The DJIA is up +112 points.  EEM (emerging markets) +1.5%.  RSX (Russia) +1.4%.  EWZ (Brazil) +2%.  ASHR (China 'A' Shares) +0.32%.  FXI (China 'H' Shares) +0.93%.  VT (Vanguard Total World Stock Market) +1%.

It all looks good this morning.  I'm selling into it.

It's been a good run, almost eight months since January 21.

My take (and it's just my take) is that I'll be able to 'reload' at lower prices prior to year end.  It's kind of like walking away from the craps table near the tail end of a long streak-> it's likely to continue for awhile, but I no longer like the odds.

Tuesday, September 6, 2016

9/6/16 The 2016 Global Rally/ This Masquerade

The late, great Esbjorn Svensson constructs (as was his wont) a perfect piano solo!  

New 52-wk highs today include: EWZ (Brazil) +1.72%, RSX (Russia) +2.53%, EEM (emerging markets) +2.11%, VT (total world stock market) +0.63%.

The media appears preoccupied with the length of the current rally.  By their count, it's over 7 years since the March 2009 low.  

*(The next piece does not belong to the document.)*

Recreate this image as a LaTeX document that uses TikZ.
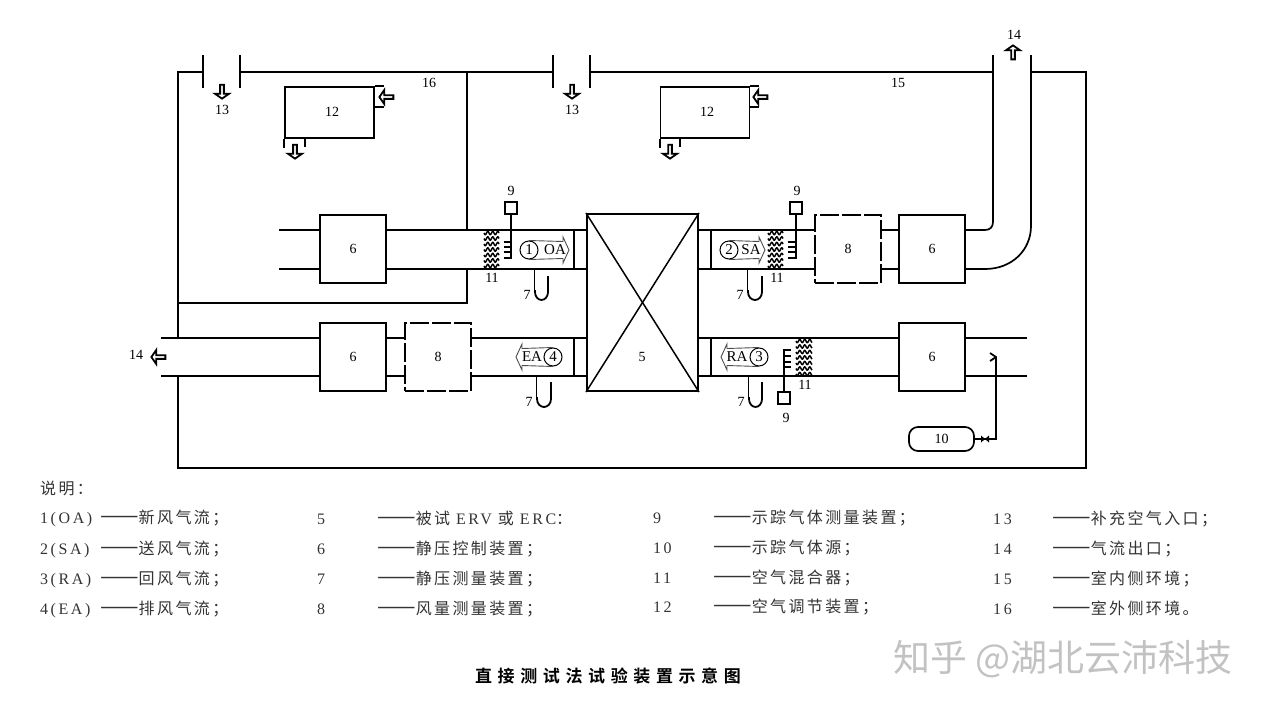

I would offer an alternative take.

In my opinion, the market has constructed (as is its wont) a perfect masquerade.  It's certainly true that large-cap US stocks never really entered bear market territory over the past seven years.  Less apparent was the resounding bear market in almost any other sector.  Energy + commodities + emerging markets (heavily weighted in both energy and commodities) + micro/ small/ mid- cap stocks were pounded for up to -90% losses between 2014 and early 2016.  If that isn't a bear market, what is?  You will recall that I moved the entire portfolio into a version of the global stock market (weighted towards the suddenly out-of-favor BRIC stocks) on January 21, 2016.  It's enjoyed a pretty decent run.  Would it be prudent to pare back?  I don't think so.  Sure- if we look only at the US indexes, 'the market' appears overdue for a correction.  However, if we look at the total world stock market, it's really just 'early days' for the current rally.   

Friday, August 26, 2016

8/26/16 Get Shorty

Have you noticed the number of high-profile investors (most notably George Soros + the Goldman Sachs team) calling for a market downturn?  The right question to ask is why.  In my opinion, they sold out earlier (in Soros' case, hedged with SPY puts) and are hoping to reenter at lower prices.

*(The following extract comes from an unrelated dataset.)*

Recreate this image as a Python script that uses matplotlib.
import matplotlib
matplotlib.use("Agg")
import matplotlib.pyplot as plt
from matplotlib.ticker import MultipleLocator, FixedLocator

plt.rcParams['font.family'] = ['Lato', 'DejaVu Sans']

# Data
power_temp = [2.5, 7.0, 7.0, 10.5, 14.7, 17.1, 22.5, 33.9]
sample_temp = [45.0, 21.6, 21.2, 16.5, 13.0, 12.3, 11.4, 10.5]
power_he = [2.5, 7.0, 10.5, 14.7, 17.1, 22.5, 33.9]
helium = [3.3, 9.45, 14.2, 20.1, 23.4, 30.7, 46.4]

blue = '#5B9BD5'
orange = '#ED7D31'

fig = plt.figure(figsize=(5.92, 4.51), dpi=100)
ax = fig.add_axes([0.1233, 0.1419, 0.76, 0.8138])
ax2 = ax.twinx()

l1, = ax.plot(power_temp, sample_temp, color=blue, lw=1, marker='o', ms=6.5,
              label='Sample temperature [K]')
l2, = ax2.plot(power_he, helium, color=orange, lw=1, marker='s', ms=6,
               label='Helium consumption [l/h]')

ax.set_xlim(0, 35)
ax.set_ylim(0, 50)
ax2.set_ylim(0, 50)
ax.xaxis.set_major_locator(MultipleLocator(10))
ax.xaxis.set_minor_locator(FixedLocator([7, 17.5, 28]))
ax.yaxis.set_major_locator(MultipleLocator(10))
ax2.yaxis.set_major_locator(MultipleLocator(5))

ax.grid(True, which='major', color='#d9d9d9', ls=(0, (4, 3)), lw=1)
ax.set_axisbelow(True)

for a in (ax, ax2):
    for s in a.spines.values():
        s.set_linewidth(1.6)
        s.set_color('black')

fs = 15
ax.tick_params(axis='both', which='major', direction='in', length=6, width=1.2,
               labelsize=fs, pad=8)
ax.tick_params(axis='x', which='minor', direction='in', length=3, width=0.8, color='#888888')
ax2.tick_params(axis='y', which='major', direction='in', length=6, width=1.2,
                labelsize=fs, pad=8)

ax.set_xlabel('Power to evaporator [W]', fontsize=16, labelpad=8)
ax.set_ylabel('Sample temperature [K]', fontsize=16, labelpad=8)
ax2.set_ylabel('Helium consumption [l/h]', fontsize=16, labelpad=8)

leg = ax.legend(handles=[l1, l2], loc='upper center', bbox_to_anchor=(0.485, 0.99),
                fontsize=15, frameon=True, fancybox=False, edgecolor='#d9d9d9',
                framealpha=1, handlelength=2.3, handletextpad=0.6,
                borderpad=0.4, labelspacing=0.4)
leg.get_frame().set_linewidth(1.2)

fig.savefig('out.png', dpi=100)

This morning, Janet Yellen is signaling an increase in interest rates.  The DJIA promptly responded by rallying +120 points.  So a rate hike was already priced in.

I still believe we're overdue for a sharp dive, but for the time being a combination of skepticism (record high cash positions reported by global funds, all the more remarkable as US indexes set new highs) + short bets has placed a 'floor' under the markets.  

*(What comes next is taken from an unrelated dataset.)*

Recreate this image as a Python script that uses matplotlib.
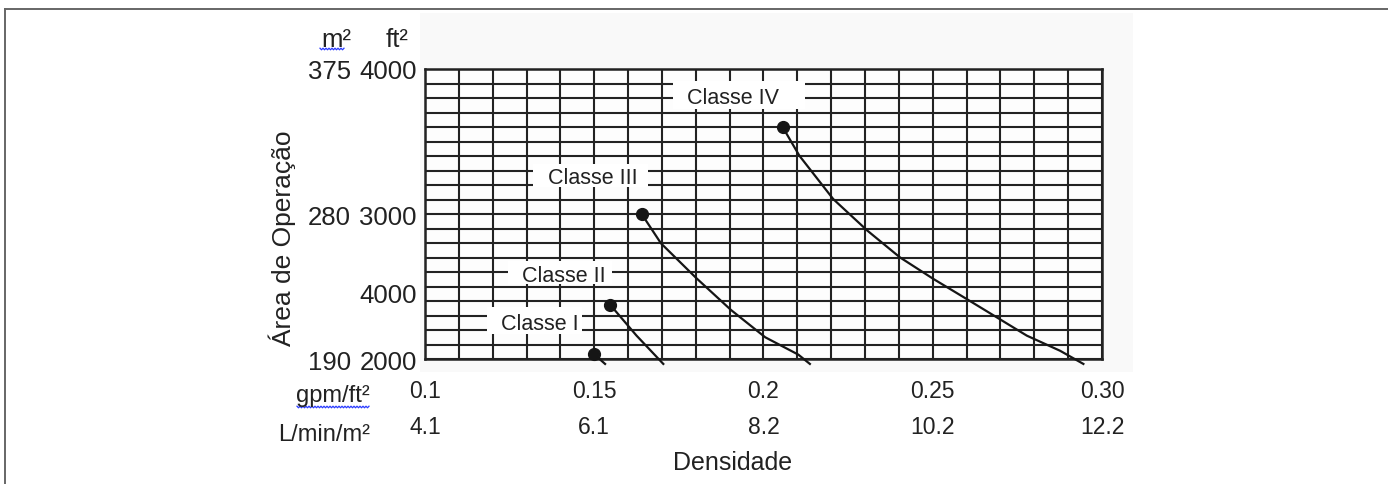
import numpy as np
import matplotlib.pyplot as plt
from matplotlib.patches import Rectangle
from matplotlib.lines import Line2D
from matplotlib.transforms import blended_transform_factory as blend

plt.rcParams['font.family'] = ['Liberation Sans', 'DejaVu Sans']

W, H = 1388, 485

# density axis: gpm/ft2 row and L/min/m2 row
x_ticks = [0.10, 0.15, 0.20, 0.25, 0.30]
x_labels_gpm = ['0.1', '0.15', '0.2', '0.25', '0.30']
x_labels_lpm = ['4.1', '6.1', '8.2', '10.2', '12.2']

# area axis: ft2 column and m2 column (labels as printed in the source)
y_ticks_ft2 = [4000, 3000, 2460, 2000]
y_labels_ft2 = ['4000', '3000', '4000', '2000']
y_ticks_m2 = [4000, 3000, 2000]
y_labels_m2 = ['375', '280', '190']

# design curves (first point = dot)
classe_1_x = [0.1499, 0.1532]
classe_1_y = [2034, 1966]
classe_2_x = [0.1547, 0.1625, 0.1704]
classe_2_y = [2374, 2161, 1966]
classe_3_x = [0.1640, 0.1697, 0.1801, 0.1904, 0.2005, 0.2103, 0.2137]
classe_3_y = [3000, 2798, 2559, 2338, 2150, 2030, 1966]
classe_4_x = [0.2057, 0.2106, 0.2206, 0.2307, 0.2403, 0.2502, 0.2600,
              0.2778, 0.2876, 0.2945]
classe_4_y = [3598, 3402, 3103, 2885, 2701, 2552, 2414, 2161, 2057, 1966]

curves = [(classe_1_x, classe_1_y), (classe_2_x, classe_2_y),
          (classe_3_x, classe_3_y), (classe_4_x, classe_4_y)]

class_names = ['Classe I', 'Classe II', 'Classe III', 'Classe IV']


def fx(px):
    return px / W


def fy(py):
    return 1 - py / H


fig = plt.figure(figsize=(W / 100, H / 100), dpi=100)
fig.patch.set_facecolor('white')

# light backdrop of the pasted chart image
fig.patches.append(Rectangle((fx(420), fy(373)), fx(1133) - fx(420),
                             fy(14) - fy(373), transform=fig.transFigure,
                             facecolor='#f9f9f9', edgecolor='none', zorder=-5))

ax = fig.add_axes([fx(425), fy(360), fx(1102) - fx(425), fy(70) - fy(360)])
ax.set_facecolor('#fdfdfd')
ax.set_xlim(0.10, 0.30)
ax.set_ylim(2000, 4000)

grid_col = '#222222'
ax.vlines(np.arange(0.10, 0.3001, 0.01), 2000, 4000, color=grid_col, lw=1.5, zorder=1)
ax.hlines(np.arange(2000, 4001, 100), 0.10, 0.30, color=grid_col, lw=1.5, zorder=1)
for s in ax.spines.values():
    s.set_linewidth(1.8)
    s.set_color(grid_col)

for cx, cy in curves:
    ax.plot(cx, cy, color='#151515', lw=1.6, clip_on=False, zorder=4)
    ax.plot(cx[0], cy[0], 'o', color='#151515', ms=8.5, clip_on=False, zorder=5)

# y labels: ft2 column via ticks, m2 column as text
ax.set_xticks([])
ax.set_yticks(y_ticks_ft2, y_labels_ft2)
ax.tick_params(axis='y', length=0, pad=6, labelsize=18.5, colors='#222222')
for lab in ax.get_yticklabels():
    lab.set_va('center_baseline')
ty = blend(fig.transFigure, ax.transData)
for v, lab in zip(y_ticks_m2, y_labels_m2):
    ax.text(fx(351), v, lab, transform=ty, ha='right', va='center_baseline',
            fontsize=18.5, color='#222222')

fig.text(fx(351), fy(47), 'm²', ha='right', va='baseline', fontsize=18.5, color='#222222')
fig.text(fx(408), fy(47), 'ft²', ha='right', va='baseline', fontsize=18.5, color='#222222')

# x labels: two rows
tx = blend(ax.transData, fig.transFigure)
for v, a, b in zip(x_ticks, x_labels_gpm, x_labels_lpm):
    ax.text(v, fy(398), a, transform=tx, ha='center', va='baseline',
            fontsize=16.5, color='#222222')
    ax.text(v, fy(434), b, transform=tx, ha='center', va='baseline',
            fontsize=16.5, color='#222222')
fig.text(fx(370), fy(402), 'gpm/ft²', ha='right', va='baseline', fontsize=17, color='#222222')
fig.text(fx(370), fy(441), 'L/min/m²', ha='right', va='baseline', fontsize=17, color='#222222')

fig.text(fx(733), fy(470), 'Densidade', ha='center', va='baseline', fontsize=18, color='#222222')
fig.text(fx(282), fy(238), 'Área de Operação', ha='center', va='center',
         rotation=90, fontsize=19, color='#222222')

# class labels on white patches over the grid
boxes = [(487, 582, 308, 335, 540, 330),
         (508, 612, 262, 285, 564, 282),
         (533, 648, 165, 188, 593, 184),
         (673, 805, 82, 110, 733, 104)]
for name, (x0, x1, y0, y1, xt, yb) in zip(class_names, boxes):
    fig.patches.append(Rectangle((fx(x0), fy(y1)), fx(x1) - fx(x0), fy(y0) - fy(y1),
                                 transform=fig.transFigure, facecolor='white',
                                 edgecolor='none', zorder=2))
    fig.text(fx(xt), fy(yb), name, ha='center', va='baseline', fontsize=15.5,
             color='#222222', zorder=3)

# spell-check squiggles from the source document
for x0, x1, yy in [(320, 344, 50), (297, 370, 408)]:
    xs = np.arange(x0, x1 + 0.1, 1.5)
    ys = yy + np.where(np.arange(len(xs)) % 2 == 0, -0.8, 0.8)
    fig.lines.append(Line2D(fx(xs), fy(ys), transform=fig.transFigure,
                            color='#2a3cff', lw=0.9))

# page frame (top and left edge)
fig.lines.append(Line2D([fx(5), 1], [fy(10), fy(10)], transform=fig.transFigure,
                        color='#666666', lw=1.4))
fig.lines.append(Line2D([fx(5), fx(5)], [0, fy(10)], transform=fig.transFigure,
                        color='#666666', lw=1.4))

fig.savefig('out.png', dpi=100)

My best guess?  The S&P500 (currently trading around 2184) will rise another 4-5% before we take a nosedive.  Of course, it's only a guess and we may well spiral down before Labor Day!

Sunday, July 31, 2016

7/31/16 The First Day in August

DJs dusting off this beautiful Carole King ballad often signals the onset of 'the season of volatility' in the markets.  Investors who choose to board (or continue on) in August and September expect turbulence.  My take can be summarized as follows:

(a) Very short term.  New highs for US indexes.

(b) Short term.  Up to a -5% retracement, which is likely to include at least one 'nose dive' to discourage travelers.

(c) Longer term.  Ascent to new 52-wk highs for most/all global indexes.